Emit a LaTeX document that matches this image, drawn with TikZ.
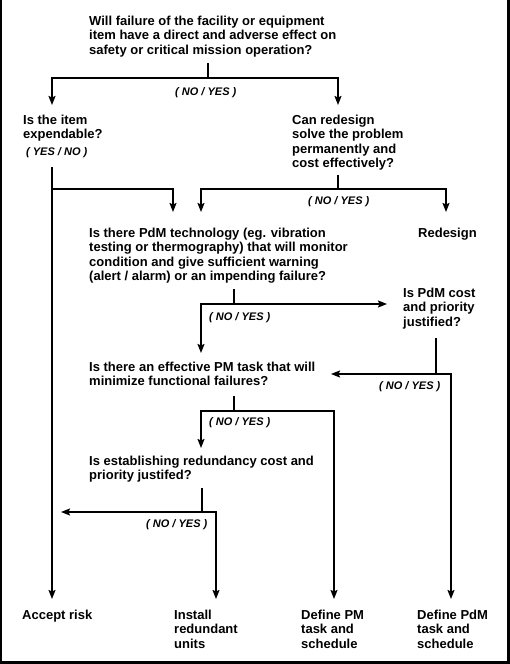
\documentclass[tikz,border=0pt]{standalone}
\usepackage{fontspec}
\setmainfont{Liberation Sans}
\usetikzlibrary{arrows.meta}
\begin{document}
\begin{tikzpicture}[x=1pt,y=-1pt,
  txt/.style={anchor=north west,inner sep=0pt,align=left,font=\fontsize{13}{14.3}\selectfont\bfseries},
  lbl/.style={anchor=west,inner sep=0pt,font=\fontsize{11}{12}\selectfont\bfseries\itshape},
  conn/.style={line width=1.6pt},
  arr/.style={conn,-{Stealth[length=9pt,width=7pt,inset=1.5pt]}},
  darr/.style={conn,{Stealth[length=9pt,width=7pt,inset=1.5pt]}-{Stealth[length=9pt,width=7pt,inset=1.5pt]}}]
\useasboundingbox (0,0) rectangle (510,664);
\fill[white] (0,0) rectangle (510,664);
% frame
\draw[line width=1.5pt] (0.75,0) -- (0.75,664);
\draw[line width=3pt] (508.5,0) -- (508.5,662.5) -- (0,662.5);
% texts
\node[txt] (q1) at (89,16) {Will failure of the facility or equipment\\item have a direct and adverse effect on\\safety or critical mission operation?};
\node[txt] (exp) at (23,115) {Is the item\\expendable?};
\node[txt] (rdq) at (292,115) {Can redesign\\solve the problem\\permanently and\\cost effectively?};
\node[txt] (pdm) at (89,228) {Is there PdM technology (eg. vibration\\testing or thermography) that will monitor\\condition and give sufficient warning\\(alert / alarm) or an impending failure?};
\node[txt] (rd) at (418,228) {Redesign};
\node[txt] (pdmc) at (403,288) {Is PdM cost\\and priority\\justified?};
\node[txt] (pm) at (89,362) {Is there an effective PM task that will\\minimize functional failures?};
\node[txt] (red) at (89,456) {Is establishing redundancy cost and\\priority justifed?};
\node[txt] (acc) at (22,610) {Accept risk};
\node[txt] (ins) at (174,610) {Install\\redundant\\units};
\node[txt] (dpm) at (301,610) {Define PM\\task and\\schedule};
\node[txt] (dpdm) at (417,610) {Define PdM\\task and\\schedule};
% labels
\node[lbl] (l1) at (175,93) {( NO / YES )};
\node[lbl] (l2) at (26,153) {( YES / NO )};
\node[lbl] (l3) at (308,202) {( NO / YES )};
\node[lbl] (l4) at (209,318) {( NO / YES )};
\node[lbl] (l5) at (379,387) {( NO / YES )};
\node[lbl] (l6) at (209,423) {( NO / YES )};
\node[lbl] (l7) at (146,525) {( NO / YES )};
% coordinates
\coordinate (q1s) at (208,63);
\coordinate (j1) at (208,78);
\coordinate (expIn) at (52,105);
\coordinate (rdqIn) at (338,105);
\coordinate (exps) at (52,167);
\coordinate (j2) at (52,189);
\coordinate (accIn) at (52,599);
\coordinate (pdmIn1) at (173,212);
\coordinate (rdqs) at (338,175);
\coordinate (j3) at (338,189);
\coordinate (pdmIn2) at (201,212);
\coordinate (rdIn) at (446,212);
\coordinate (pdms) at (234,289);
\coordinate (j4) at (234,304);
\coordinate (pdmcIn) at (387,304);
\coordinate (pmIn1) at (201,353);
\coordinate (pdmcs) at (436,338);
\coordinate (j5) at (436,374);
\coordinate (k5) at (451,374);
\coordinate (pmIn2) at (331,374);
\coordinate (dpdmIn) at (451,599);
\coordinate (pms) at (234,396);
\coordinate (j6) at (234,411);
\coordinate (redIn) at (201,448);
\coordinate (dpmIn) at (334,599);
\coordinate (reds) at (202,488);
\coordinate (j7) at (202,512);
\coordinate (k7) at (216,512);
\coordinate (accIn2) at (61,512);
\coordinate (insIn) at (216,599);
% connectors
\draw[conn] (q1s) -- (j1);
\draw[arr] (j1) -| (expIn);
\draw[arr] (j1) -| (rdqIn);
\draw[arr] (exps) -- (accIn);
\draw[arr] (j2) -| (pdmIn1);
\draw[conn] (rdqs) -- (j3);
\draw[arr] (j3) -| (pdmIn2);
\draw[arr] (j3) -| (rdIn);
\draw[conn] (pdms) -- (j4);
\draw[arr] (j4) -- (pdmcIn);
\draw[arr] (j4) -| (pmIn1);
\draw[conn] (pdmcs) -- (j5);
\draw[darr] (pmIn2) -- (k5) -- (dpdmIn);
\draw[conn] (pms) -- (j6);
\draw[arr] (j6) -| (redIn);
\draw[arr] (j6) -| (dpmIn);
\draw[conn] (reds) -- (j7);
\draw[darr] (accIn2) -- (k7) -- (insIn);
\end{tikzpicture}
\end{document}
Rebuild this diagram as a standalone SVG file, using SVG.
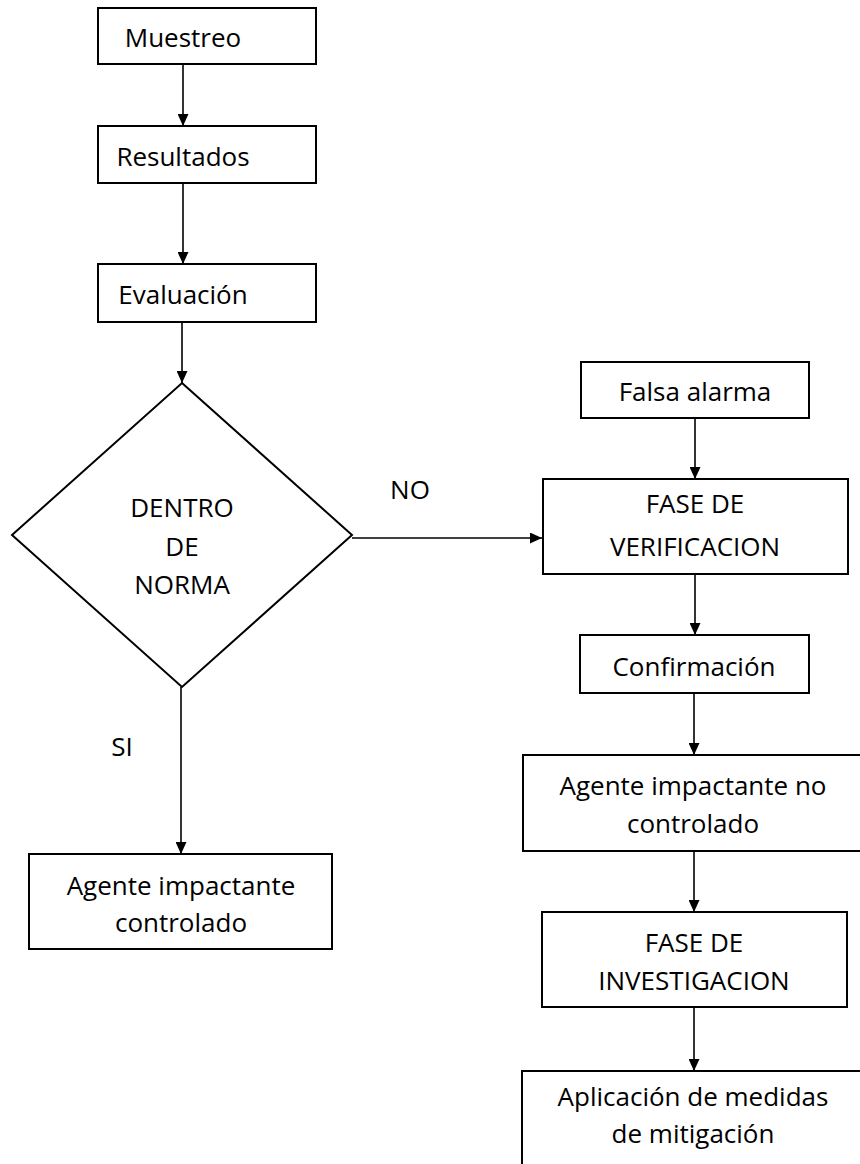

###

= THE PROBLEM =
Return every line of the records exactly as given, pictures excluded.

= EXERCISE RESULT =
Emit a LaTeX document that matches this image, drawn with TikZ.
\documentclass[tikz,border=0pt]{standalone}
\usepackage{fontspec}
\setmainfont{Liberation Sans}
\usetikzlibrary{arrows.meta}
\begin{document}
\begin{tikzpicture}[x=1pt,y=-1pt,
  txt/.style={anchor=north west,inner sep=0pt,align=left,font=\fontsize{13}{14.3}\selectfont\bfseries},
  lbl/.style={anchor=west,inner sep=0pt,font=\fontsize{11}{12}\selectfont\bfseries\itshape},
  conn/.style={line width=1.6pt},
  arr/.style={conn,-{Stealth[length=9pt,width=7pt,inset=1.5pt]}},
  darr/.style={conn,{Stealth[length=9pt,width=7pt,inset=1.5pt]}-{Stealth[length=9pt,width=7pt,inset=1.5pt]}}]
\useasboundingbox (0,0) rectangle (510,664);
\fill[white] (0,0) rectangle (510,664);
% frame
\draw[line width=1.5pt] (0.75,0) -- (0.75,664);
\draw[line width=3pt] (508.5,0) -- (508.5,662.5) -- (0,662.5);
% texts
\node[txt] (q1) at (89,16) {Will failure of the facility or equipment\\item have a direct and adverse effect on\\safety or critical mission operation?};
\node[txt] (exp) at (23,115) {Is the item\\expendable?};
\node[txt] (rdq) at (292,115) {Can redesign\\solve the problem\\permanently and\\cost effectively?};
\node[txt] (pdm) at (89,228) {Is there PdM technology (eg. vibration\\testing or thermography) that will monitor\\condition and give sufficient warning\\(alert / alarm) or an impending failure?};
\node[txt] (rd) at (418,228) {Redesign};
\node[txt] (pdmc) at (403,288) {Is PdM cost\\and priority\\justified?};
\node[txt] (pm) at (89,362) {Is there an effective PM task that will\\minimize functional failures?};
\node[txt] (red) at (89,456) {Is establishing redundancy cost and\\priority justifed?};
\node[txt] (acc) at (22,610) {Accept risk};
\node[txt] (ins) at (174,610) {Install\\redundant\\units};
\node[txt] (dpm) at (301,610) {Define PM\\task and\\schedule};
\node[txt] (dpdm) at (417,610) {Define PdM\\task and\\schedule};
% labels
\node[lbl] (l1) at (175,93) {( NO / YES )};
\node[lbl] (l2) at (26,153) {( YES / NO )};
\node[lbl] (l3) at (308,202) {( NO / YES )};
\node[lbl] (l4) at (209,318) {( NO / YES )};
\node[lbl] (l5) at (379,387) {( NO / YES )};
\node[lbl] (l6) at (209,423) {( NO / YES )};
\node[lbl] (l7) at (146,525) {( NO / YES )};
% coordinates
\coordinate (q1s) at (208,63);
\coordinate (j1) at (208,78);
\coordinate (expIn) at (52,105);
\coordinate (rdqIn) at (338,105);
\coordinate (exps) at (52,167);
\coordinate (j2) at (52,189);
\coordinate (accIn) at (52,599);
\coordinate (pdmIn1) at (173,212);
\coordinate (rdqs) at (338,175);
\coordinate (j3) at (338,189);
\coordinate (pdmIn2) at (201,212);
\coordinate (rdIn) at (446,212);
\coordinate (pdms) at (234,289);
\coordinate (j4) at (234,304);
\coordinate (pdmcIn) at (387,304);
\coordinate (pmIn1) at (201,353);
\coordinate (pdmcs) at (436,338);
\coordinate (j5) at (436,374);
\coordinate (k5) at (451,374);
\coordinate (pmIn2) at (331,374);
\coordinate (dpdmIn) at (451,599);
\coordinate (pms) at (234,396);
\coordinate (j6) at (234,411);
\coordinate (redIn) at (201,448);
\coordinate (dpmIn) at (334,599);
\coordinate (reds) at (202,488);
\coordinate (j7) at (202,512);
\coordinate (k7) at (216,512);
\coordinate (accIn2) at (61,512);
\coordinate (insIn) at (216,599);
% connectors
\draw[conn] (q1s) -- (j1);
\draw[arr] (j1) -| (expIn);
\draw[arr] (j1) -| (rdqIn);
\draw[arr] (exps) -- (accIn);
\draw[arr] (j2) -| (pdmIn1);
\draw[conn] (rdqs) -- (j3);
\draw[arr] (j3) -| (pdmIn2);
\draw[arr] (j3) -| (rdIn);
\draw[conn] (pdms) -- (j4);
\draw[arr] (j4) -- (pdmcIn);
\draw[arr] (j4) -| (pmIn1);
\draw[conn] (pdmcs) -- (j5);
\draw[darr] (pmIn2) -- (k5) -- (dpdmIn);
\draw[conn] (pms) -- (j6);
\draw[arr] (j6) -| (redIn);
\draw[arr] (j6) -| (dpmIn);
\draw[conn] (reds) -- (j7);
\draw[darr] (accIn2) -- (k7) -- (insIn);
\end{tikzpicture}
\end{document}
Rebuild this diagram as a standalone SVG file, using SVG.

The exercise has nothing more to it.